US companies frequently use third-party agents or distributors in foreign countries to navigate local bureaucracies. If a company knows or should know that a third-party agent is funneling payments to foreign government employees to secure business, the company is liable under the FCPA’s anti-bribery provisions.

The FCPA includes a narrow exception for “facilitating payments,” often called grease payments. These are small, non-discretionary payments made to expedite routine governmental actions, such as processing permits or utility services. This exception does not cover payments made to influence a decision on awarding new business.

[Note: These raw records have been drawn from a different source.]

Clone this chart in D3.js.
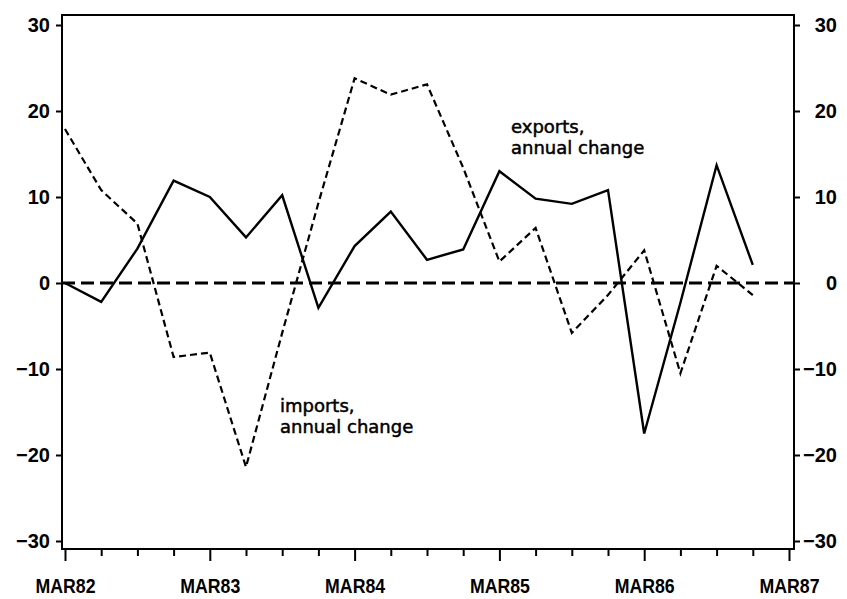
<!DOCTYPE html>
<html>
<head>
<meta charset="utf-8">
<script src="https://cdn.jsdelivr.net/npm/d3@7"></script>
<style>
  html, body { margin: 0; padding: 0; background: #fff; }
  svg { display: block; }
</style>
</head>
<body>
<svg id="chart" width="847" height="599"></svg>
<script>
// quarterly positions MAR82 ... MAR87
const quarters = ["1982Q1","1982Q2","1982Q3","1982Q4","1983Q1","1983Q2","1983Q3","1983Q4",
  "1984Q1","1984Q2","1984Q3","1984Q4","1985Q1","1985Q2","1985Q3","1985Q4",
  "1986Q1","1986Q2","1986Q3","1986Q4","1987Q1"];
const tickLabels = {"1982Q1":"MAR82","1983Q1":"MAR83","1984Q1":"MAR84","1985Q1":"MAR85","1986Q1":"MAR86","1987Q1":"MAR87"};
const yTicks = [-30, -20, -10, 0, 10, 20, 30];

// exports, annual change (solid)
const exportsChange = [0, -2.2, 4.0, 11.9, 10.0, 5.3, 10.2, -2.9, 4.3, 8.3, 2.7, 3.9,
  13.0, 9.8, 9.2, 10.8, -17.5, -2.3, 13.7, 2.1];
// imports, annual change (dashed)
const importsChange = [17.9, 10.8, 6.9, -8.6, -8.1, -21.4, -5.8, 9.3, 23.8, 21.9, 23.1, 13.4,
  2.5, 6.4, -5.8, -1.4, 3.8, -10.5, 2.0, -1.4];

const svg = d3.select("#chart");
const frame = {left: 62, right: 794, top: 15, bottom: 549};

const x = d3.scalePoint().domain(quarters).range([65, 789]).padding(0);
const y = d3.scaleLinear().domain([-30, 30]).range([541, 25]);

// frame
svg.append("rect")
  .attr("x", frame.left).attr("y", frame.top)
  .attr("width", frame.right - frame.left).attr("height", frame.bottom - frame.top)
  .attr("fill", "none").attr("stroke", "#000").attr("stroke-width", 2);

// zero reference line
svg.append("line")
  .attr("x1", frame.left).attr("x2", frame.right)
  .attr("y1", y(0)).attr("y2", y(0))
  .attr("stroke", "#000").attr("stroke-width", 3)
  .attr("stroke-dasharray", "13,6");

const tickFont = "Liberation Sans, Arial, Helvetica, sans-serif";

// bottom axis: minor ticks
const minorAxis = svg.append("g")
  .attr("transform", `translate(0,${frame.bottom})`)
  .call(d3.axisBottom(x).tickValues(quarters.filter(q => !tickLabels[q])).tickSize(7).tickFormat(""));
// bottom axis: major ticks + labels
const majorAxis = svg.append("g")
  .attr("transform", `translate(0,${frame.bottom})`)
  .call(d3.axisBottom(x).tickValues(Object.keys(tickLabels)).tickSize(12).tickPadding(18)
    .tickFormat(d => tickLabels[d]));
[minorAxis, majorAxis].forEach(g => {
  g.select(".domain").remove();
  g.selectAll(".tick line").attr("stroke", "#000").attr("stroke-width", 2);
});
majorAxis.selectAll("text")
  .attr("font-family", tickFont).attr("font-weight", "bold").attr("font-size", 20)
  .attr("fill", "#000")
  .attr("textLength", 60).attr("lengthAdjust", "spacingAndGlyphs");

const fmt = d => (d < 0 ? "\u2212" + Math.abs(d) : String(d));

// left axis
const leftAxis = svg.append("g")
  .attr("transform", `translate(${frame.left},0)`)
  .call(d3.axisLeft(y).tickValues(yTicks).tickSize(6).tickPadding(6).tickFormat(fmt));
// right axis
const rightAxis = svg.append("g")
  .attr("transform", `translate(${frame.right},0)`)
  .call(d3.axisRight(y).tickValues(yTicks).tickSize(6).tickPadding(6).tickFormat(fmt));
[leftAxis, rightAxis].forEach(g => {
  g.select(".domain").remove();
  g.selectAll(".tick line").attr("stroke", "#000").attr("stroke-width", 2);
  g.selectAll("text")
    .attr("font-family", tickFont).attr("font-weight", "bold").attr("font-size", 20)
    .attr("fill", "#000");
});
rightAxis.selectAll("text").attr("text-anchor", "end").attr("x", 43);

// lines
const line = (vals) => d3.line()
  .x((d, i) => x(quarters[i]))
  .y(d => y(d))(vals);

svg.append("path")
  .attr("d", line(importsChange))
  .attr("fill", "none").attr("stroke", "#000").attr("stroke-width", 2.2)
  .attr("stroke-dasharray", "7,4");

svg.append("path")
  .attr("d", line(exportsChange))
  .attr("fill", "none").attr("stroke", "#000").attr("stroke-width", 2.4)
  .attr("stroke-linejoin", "miter");

// series labels
const labelFont = "DejaVu Sans, Verdana, sans-serif";
function seriesLabel(lines, xPos, yBase) {
  const t = svg.append("text")
    .attr("font-family", labelFont).attr("font-size", 18).attr("fill", "#000")
    .attr("stroke", "#000").attr("stroke-width", 0.5);
  lines.forEach((s, i) => {
    t.append("tspan").attr("x", xPos).attr("y", yBase + i * 21).text(s);
  });
}
seriesLabel(["exports,", "annual change"], 511, 133);
seriesLabel(["imports,", "annual change"], 280, 412);
</script>
</body>
</html>
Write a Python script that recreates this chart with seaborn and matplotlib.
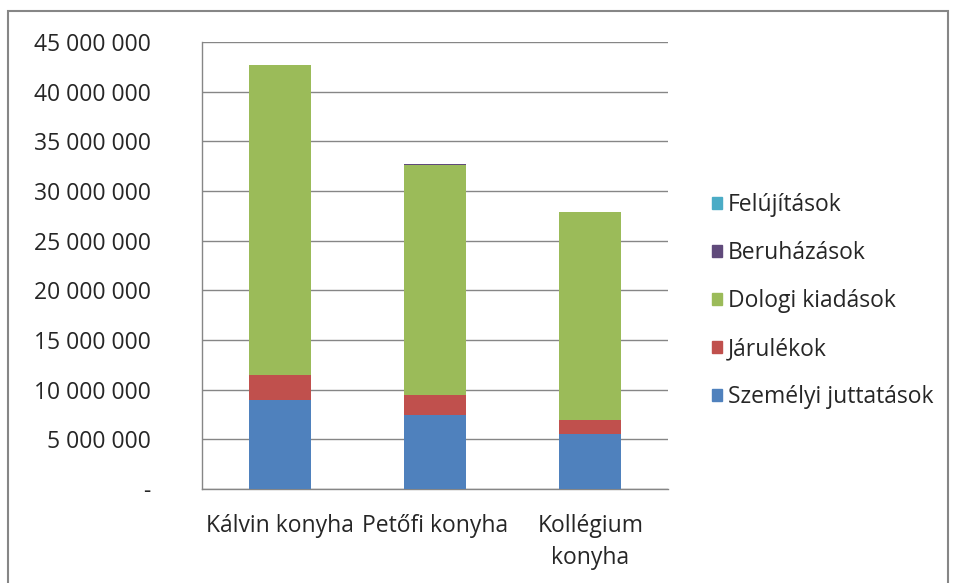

Many countries, including members of the Organisation for Economic Co-operation and Development (OECD), have stricter anti-bribery laws that do not recognize this exception. Therefore, US companies must exercise extreme caution, as an action legal under the FCPA may still violate local foreign law.

Distinguishing Bribery from Legal Business Practices

The line between illegal bribery and legal business practices like lobbying or gift-giving is defined by corrupt intent and transparency. Legal political influence involves disclosed campaign contributions, regulated by the Federal Election Commission (FEC) and state equivalents. These contributions support a candidate’s general platform, not a specific official act.

Legal corporate gifts are modest, publicly disclosed, and fall below established value thresholds set by government ethics rules. A legal gift aims to build goodwill or acknowledge a relationship, lacking the intent to influence a specific official decision. Illegal bribery involves an undisclosed, high-value payment made directly to an official.

Legal lobbying involves registered lobbyists making their case openly to officials, following strict disclosure rules. Bribery involves a secret payment that bypasses disclosure requirements, directly targeting the official’s personal finances for a favorable ruling. The required element of corrupt intent—the direct exchange of value for a specific official action—is the framework used by prosecutors.